Task brief → Repeat word for word the lines from the top of the records through the line containing "from matplotlib.patches import", and skip the pictures.

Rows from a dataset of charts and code
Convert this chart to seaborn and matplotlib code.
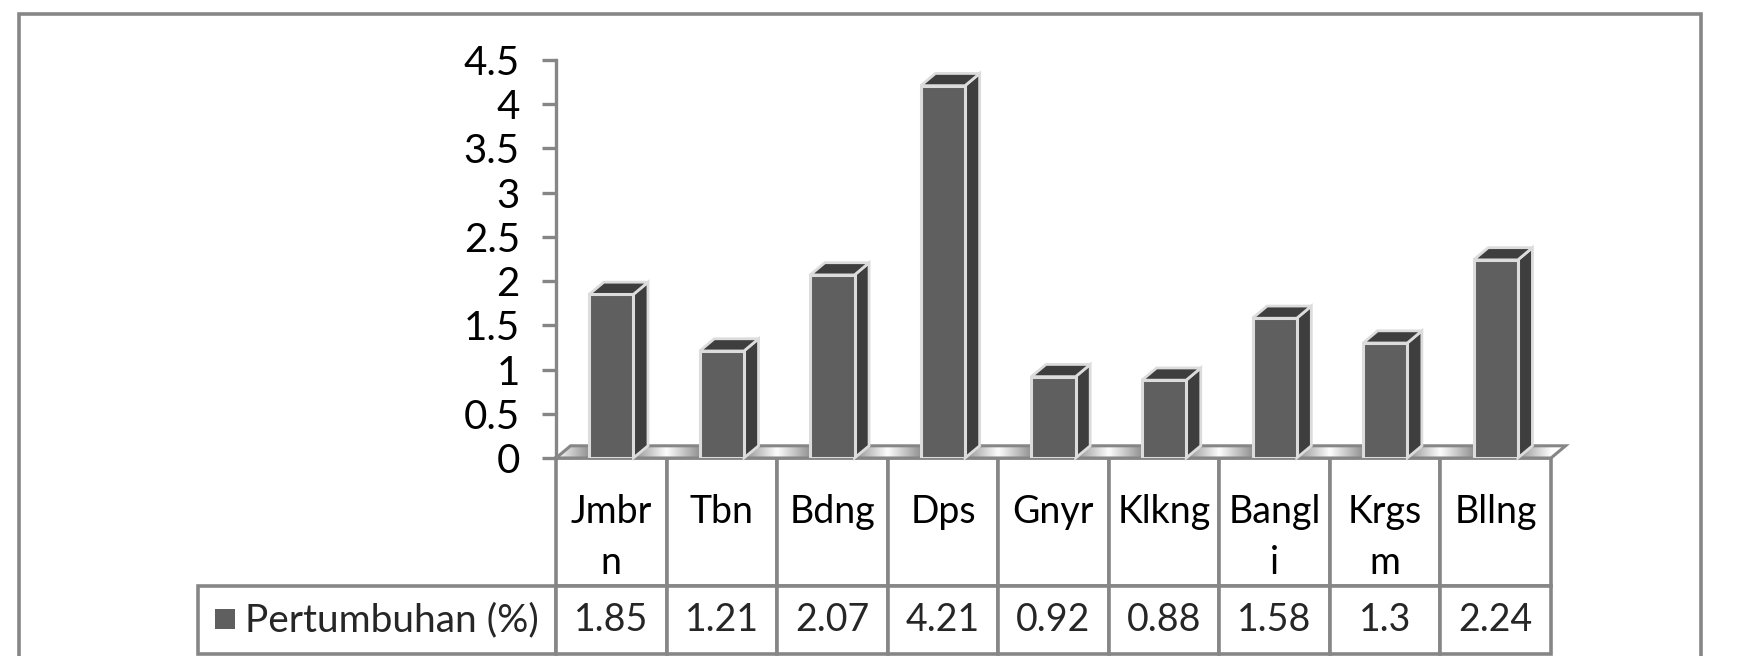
"""
Pertumbuhan (%) per kabupaten, bar chart with fake 3D faces and a data table.
"""
import numpy as np
import pandas as pd
import seaborn as sns
import matplotlib.pyplot as plt
from matplotlib.patches import Polygon, Rectangle

# Data
regions = ['Jmbrn', 'Tbn', 'Bdng', 'Dps', 'Gnyr', 'Klkng', 'Bangli', 'Krgsm', 'Bllng']
region_labels = ['Jmbr\nn', 'Tbn', 'Bdng', 'Dps', 'Gnyr', 'Klkng', 'Bangl\ni', 'Krgs\nm', 'Bllng']
growth = [1.85, 1.21, 2.07, 4.21, 0.92, 0.88, 1.58, 1.3, 2.24]
growth_labels = ['1.85', '1.21', '2.07', '4.21', '0.92', '0.88', '1.58', '1.3', '2.24']
yticks = [0, 0.5, 1, 1.5, 2, 2.5, 3, 3.5, 4, 4.5]
ytick_labels = ['0', '0.5', '1', '1.5', '2', '2.5', '3', '3.5', '4', '4.5']
series_name = 'Pertumbuhan (%)'

W, H = 1737, 656
GREY = '#868686'
FRONT = '#5f5f5f'
DARK = '#3e3e3e'
RIM = '#dcdcdc'
# depth of the fake 3D faces, in data units
DEPTH_X = 0.132
DEPTH_Y = 0.138

sns.set_theme(style='white')
plt.rcParams['font.family'] = ['Lato', 'DejaVu Sans']

fig = plt.figure(figsize=(W / 100, H / 100), dpi=100)
left, right, top, bottom = 556, 1551, 60, 458
ax = fig.add_axes([left / W, 1 - bottom / H, (right - left) / W, (bottom - top) / H])

df = pd.DataFrame({'region': regions, 'growth': growth})
sns.barplot(data=df, x='region', y='growth', color=FRONT, saturation=1, width=0.40,
            edgecolor=RIM, linewidth=2.2, ax=ax, zorder=4)
ax.set_xlim(-0.5, 8.5)
ax.set_ylim(0, 4.5)
ax.set_xlabel('')
ax.set_ylabel('')

# floor of the chart, gradient seams hidden behind the bars
floor_pts = [(-0.5, 0), (8.5, 0), (8.5 + DEPTH_X, DEPTH_Y), (-0.5 + DEPTH_X, DEPTH_Y)]
floor = Polygon(floor_pts, closed=True, facecolor='none', edgecolor=GREY, lw=2.2,
                clip_on=False, zorder=2)
ax.add_patch(floor)
grad = np.tile(np.r_[np.linspace(0.3, 0.98, 30), np.linspace(0.98, 0.3, 30)], 10)[None, :]
im = ax.imshow(grad, cmap='gray', vmin=0, vmax=1, aspect='auto', zorder=1,
               extent=(-1, 9, 0, DEPTH_Y), clip_on=True)
im.set_clip_path(floor)
ax.set_xlim(-0.5, 8.5)
ax.set_ylim(0, 4.5)

# side and top faces from the bars seaborn drew
for bar in ax.patches:
    if not isinstance(bar, Rectangle):
        continue
    x0, x1 = bar.get_x(), bar.get_x() + bar.get_width()
    h = bar.get_height()
    side = [(x1, 0), (x1 + DEPTH_X, DEPTH_Y), (x1 + DEPTH_X, h + DEPTH_Y), (x1, h)]
    lid = [(x0, h), (x1, h), (x1 + DEPTH_X, h + DEPTH_Y), (x0 + DEPTH_X, h + DEPTH_Y)]
    for pts in (side, lid):
        ax.add_patch(Polygon(pts, closed=True, facecolor=DARK, edgecolor=RIM, lw=2.0,
                             zorder=3, clip_on=False))

sns.despine(ax=ax, bottom=True, right=True, top=True)
ax.spines['left'].set_color(GREY)
ax.spines['left'].set_linewidth(2.4)
ax.set_yticks(yticks)
ax.set_yticklabels(ytick_labels, fontsize=29, color='black')
ax.tick_params(axis='y', left=True, length=10, width=2.4, color=GREY, pad=16)
ax.set_xticks([])

# data table below the axes, header text added by hand so it can sit lower
table = ax.table(cellText=[growth_labels], colLabels=[''] * 9,
                 colWidths=[1 / 9] * 9, loc='bottom', cellLoc='center')
table.auto_set_font_size(False)
table.set_fontsize(27)
head_h = 128 / (bottom - top)
row_h = 68 / (bottom - top)
# row header added as its own cell, so its width stays fixed
header = table.add_cell(1, -1, width=(left - 198) / (right - left), height=row_h,
                        text=series_name, loc='left')
header.PAD = 0.13
header.set_text_props(fontsize=28)
for (r, c), cell in table.get_celld().items():
    cell.set_edgecolor(GREY)
    cell.set_linewidth(2.6)
    cell.set_height(head_h if r == 0 else row_h)

px, py = 1 / (right - left), 1 / (bottom - top)
for i, label in enumerate(region_labels):
    ax.annotate(label, xy=(i, 0), xycoords=('data', 'axes fraction'), xytext=(0, -36),
                textcoords='offset pixels', ha='center', va='top', fontsize=27,
                linespacing=1.5, color='black', annotation_clip=False)

# square key in the row header cell
ax.add_patch(Rectangle(((215 - left) * px, (458 - 629) * py), 20 * px, 20 * py,
                       transform=ax.transAxes, facecolor=FRONT, edgecolor='none',
                       clip_on=False, zorder=6))

# outer frame of the chart area, its bottom runs off the picture
fig.add_artist(Rectangle((18.5 / W, -0.02), (1701 - 18.5) / W, 1.02 - 13.5 / H,
                         transform=fig.transFigure, facecolor='none', edgecolor=GREY, lw=2.6))

fig.savefig('out.png', dpi=100)
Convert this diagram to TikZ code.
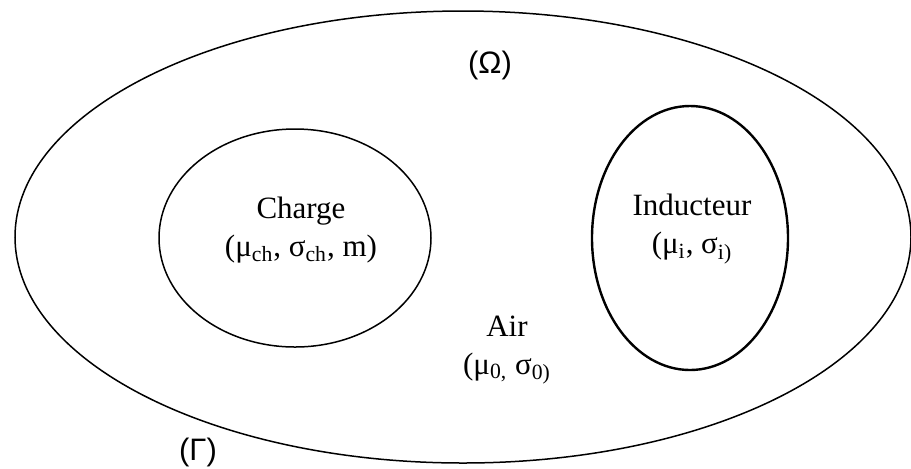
\documentclass[tikz,border=0pt]{standalone}
\usepackage{fontspec}
\setmainfont{Liberation Serif}
\newfontfamily\labelsans{Liberation Sans}
\usepackage{tikz}

\begin{document}
\begin{tikzpicture}[
    x=0.5pt, y=-0.5pt,
    region/.style={
        draw=black,
        line width=0.75pt,
    },
    regionlabel/.style={
        align=center,
        inner sep=0pt,
        font=\fontsize{15.5}{19}\selectfont,
    },
    domainlabel/.style={
        inner sep=0pt,
        font=\labelsans\fontsize{15.5}{19}\selectfont,
    },
]
\useasboundingbox (0,0) rectangle (911,468);

\draw[region] (463,237) ellipse (448 and 226);
\draw[region] (295,238) ellipse (136 and 109);
\draw[region,line width=1.2pt] (690,238) ellipse (98 and 132);

\node[domainlabel] (omega) at (490,65) {(Ω)};
\node[domainlabel] (gamma) at (198,452) {(Γ)};

\node[regionlabel] (charge) at (301,230) {%
    Charge\\
    (μ\textsubscript{ch}, σ\textsubscript{ch}, m)};

\node[regionlabel] (inducteur) at (692,229) {%
    Inducteur\\
    (μ\textsubscript{i}, σ\textsubscript{i)}};

\node[regionlabel] (air) at (507,350) {%
    Air\\
    (μ\textsubscript{0,} σ\textsubscript{0)}};
\end{tikzpicture}
\end{document}
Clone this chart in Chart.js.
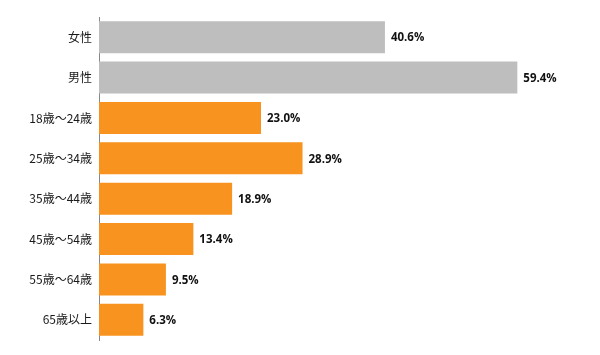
<!DOCTYPE html>
<html><head><meta charset="utf-8">
<script src="https://cdn.jsdelivr.net/npm/chart.js@4"></script>
<style>html,body{margin:0;padding:0;background:#fff}#w{width:600px;height:355px}</style>
</head><body><div id="w"><canvas id="c"></canvas></div>
<script>
const categories = ["女性","男性","18歳〜24歳","25歳〜34歳","35歳〜44歳","45歳〜54歳","55歳〜64歳","65歳以上"];
const values = [40.6, 59.4, 23.0, 28.9, 18.9, 13.4, 9.5, 6.3];
const valueLabels = ["40.6%","59.4%","23.0%","28.9%","18.9%","13.4%","9.5%","6.3%"];
const colors = ["#BEBEBE","#BEBEBE","#F7931E","#F7931E","#F7931E","#F7931E","#F7931E","#F7931E"];

const labelPlugin = {
  id: 'vl',
  afterDatasetsDraw(chart) {
    const ctx = chart.ctx;
    const meta = chart.getDatasetMeta(0);
    ctx.save();
    ctx.font = 'bold 11.5px "Open Sans", sans-serif';
    ctx.fillStyle = '#111';
    ctx.textBaseline = 'middle';
    ctx.textAlign = 'left';
    meta.data.forEach((bar, i) => {
      ctx.fillText(valueLabels[i], bar.x + 6, bar.y + 1);
    });
    ctx.restore();
  }
};

new Chart(document.getElementById('c'), {
  type: 'bar',
  data: { labels: categories, datasets: [{ data: values, backgroundColor: colors, borderWidth: 0, barPercentage: 0.79, categoryPercentage: 1 }] },
  options: {
    indexAxis: 'y', responsive: true, maintainAspectRatio: false, animation: false,
    layout: { padding: { top: 17, bottom: 15, right: 8, left: 0 } },
    plugins: { legend: { display: false }, tooltip: { enabled: false } },
    scales: {
      x: { display: false, min: 0, max: 70 },
      y: {
        afterFit(s) { s.width = 99; },
        grid: { display: false, drawTicks: false },
        border: { display: true, color: '#888', width: 1 },
        ticks: { color: '#1a1a1a', padding: 7, font: { family: '"Noto Sans CJK JP", sans-serif', size: 12 } }
      }
    }
  },
  plugins: [labelPlugin]
});
</script></body></html>
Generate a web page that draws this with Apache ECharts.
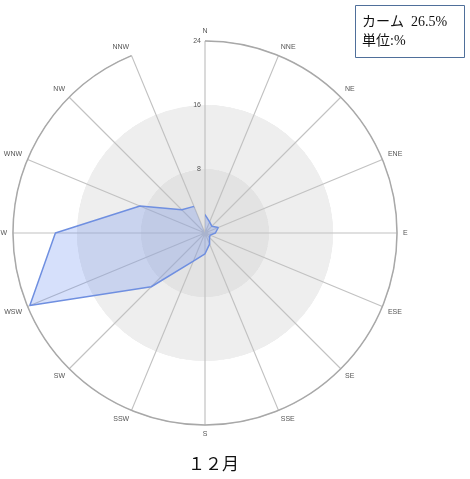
<!DOCTYPE html>
<html>
<head>
<meta charset="utf-8">
<script src="https://cdn.jsdelivr.net/npm/echarts@6/dist/echarts.min.js"></script>
<style>
html,body{margin:0;padding:0;background:#fff;}
#chart{width:470px;height:479px;}
</style>
</head>
<body>
<div id="chart"></div>
<script>
// Wind directions (clockwise from North)
const directions = ['N','NNE','NE','ENE','E','ESE','SE','SSE','S','SSW','SW','WSW','W','WNW','NW','NNW'];
// Frequency (%) per direction, December
const frequencies = [2.3, 1.5, 1.2, 1.8, 1.3, 0.7, 0.8, 1.5, 2.6, 3.8, 9.5, 23.7, 18.7, 8.8, 4.1, 3.6];
// Radial tick labels
const radiusTickLabels = ['8', '16', '24'];
const radiusMax = 24;
const radiusInterval = 8;
const calmText = 'カーム  26.5%';
const unitText = '単位:%';
const titleText = '１２月';

const seriesData = directions.map((d, i) => [frequencies[i], d]);
seriesData.push([frequencies[0], directions[0]]);

const chart = echarts.init(document.getElementById('chart'), null, {renderer: 'canvas'});
chart.setOption({
  animation: false,
  backgroundColor: '#ffffff',
  polar: {center: [205, 233], radius: 192},
  angleAxis: {
    type: 'category',
    data: directions,
    boundaryGap: false,
    startAngle: 90,
    clockwise: true,
    axisLine: {lineStyle: {color: '#a8a8a8', width: 1.5}},
    axisTick: {show: false},
    axisLabel: {fontSize: 7, color: '#555', margin: 6, fontFamily: 'Liberation Sans'},
    splitLine: {show: true, lineStyle: {color: '#c2c2c2', width: 1.2}}
  },
  radiusAxis: {
    min: 0,
    max: radiusMax,
    interval: radiusInterval,
    axisLine: {show: false},
    axisTick: {show: false},
    axisLabel: {
      fontSize: 7, color: '#555', fontFamily: 'Liberation Sans', margin: 4,
      formatter: function (v) { const i = Math.round(v / radiusInterval) - 1; return i >= 0 ? radiusTickLabels[i] : ''; }
    },
    splitLine: {show: true, lineStyle: {color: '#d2d2d2', width: 1}},
    splitArea: {show: true, areaStyle: {color: ['#e3e3e3', '#eeeeee', '#ffffff']}}
  },
  series: [{
    type: 'line',
    coordinateSystem: 'polar',
    data: seriesData,
    symbol: 'none',
    smooth: false,
    lineStyle: {color: '#6f8fe0', width: 1.5},
    areaStyle: {color: 'rgba(100,140,240,0.38)'},
    z: 3
  }],
  graphic: [
    {type: 'rect', shape: {x: 355.5, y: 5.5, width: 109, height: 52}, style: {fill: '#fff', stroke: '#4f6f9a', lineWidth: 1}},
    {type: 'text', left: 362, top: 15, style: {text: calmText, font: '14px "Liberation Serif", "Noto Sans CJK JP"', fill: '#111'}},
    {type: 'text', left: 362, top: 34, style: {text: unitText, font: '14px "Liberation Serif", "Noto Sans CJK JP"', fill: '#111'}},
    {type: 'text', left: 188, top: 457, style: {text: titleText, font: '17px "Liberation Serif", "Noto Sans CJK JP"', fill: '#111'}}
  ]
});
</script>
</body>
</html>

Full response →
Convert this chart to seaborn and matplotlib code.
"""
Pertumbuhan (%) per kabupaten, bar chart with fake 3D faces and a data table.
"""
import numpy as np
import pandas as pd
import seaborn as sns
import matplotlib.pyplot as plt
from matplotlib.patches import Polygon, Rectangle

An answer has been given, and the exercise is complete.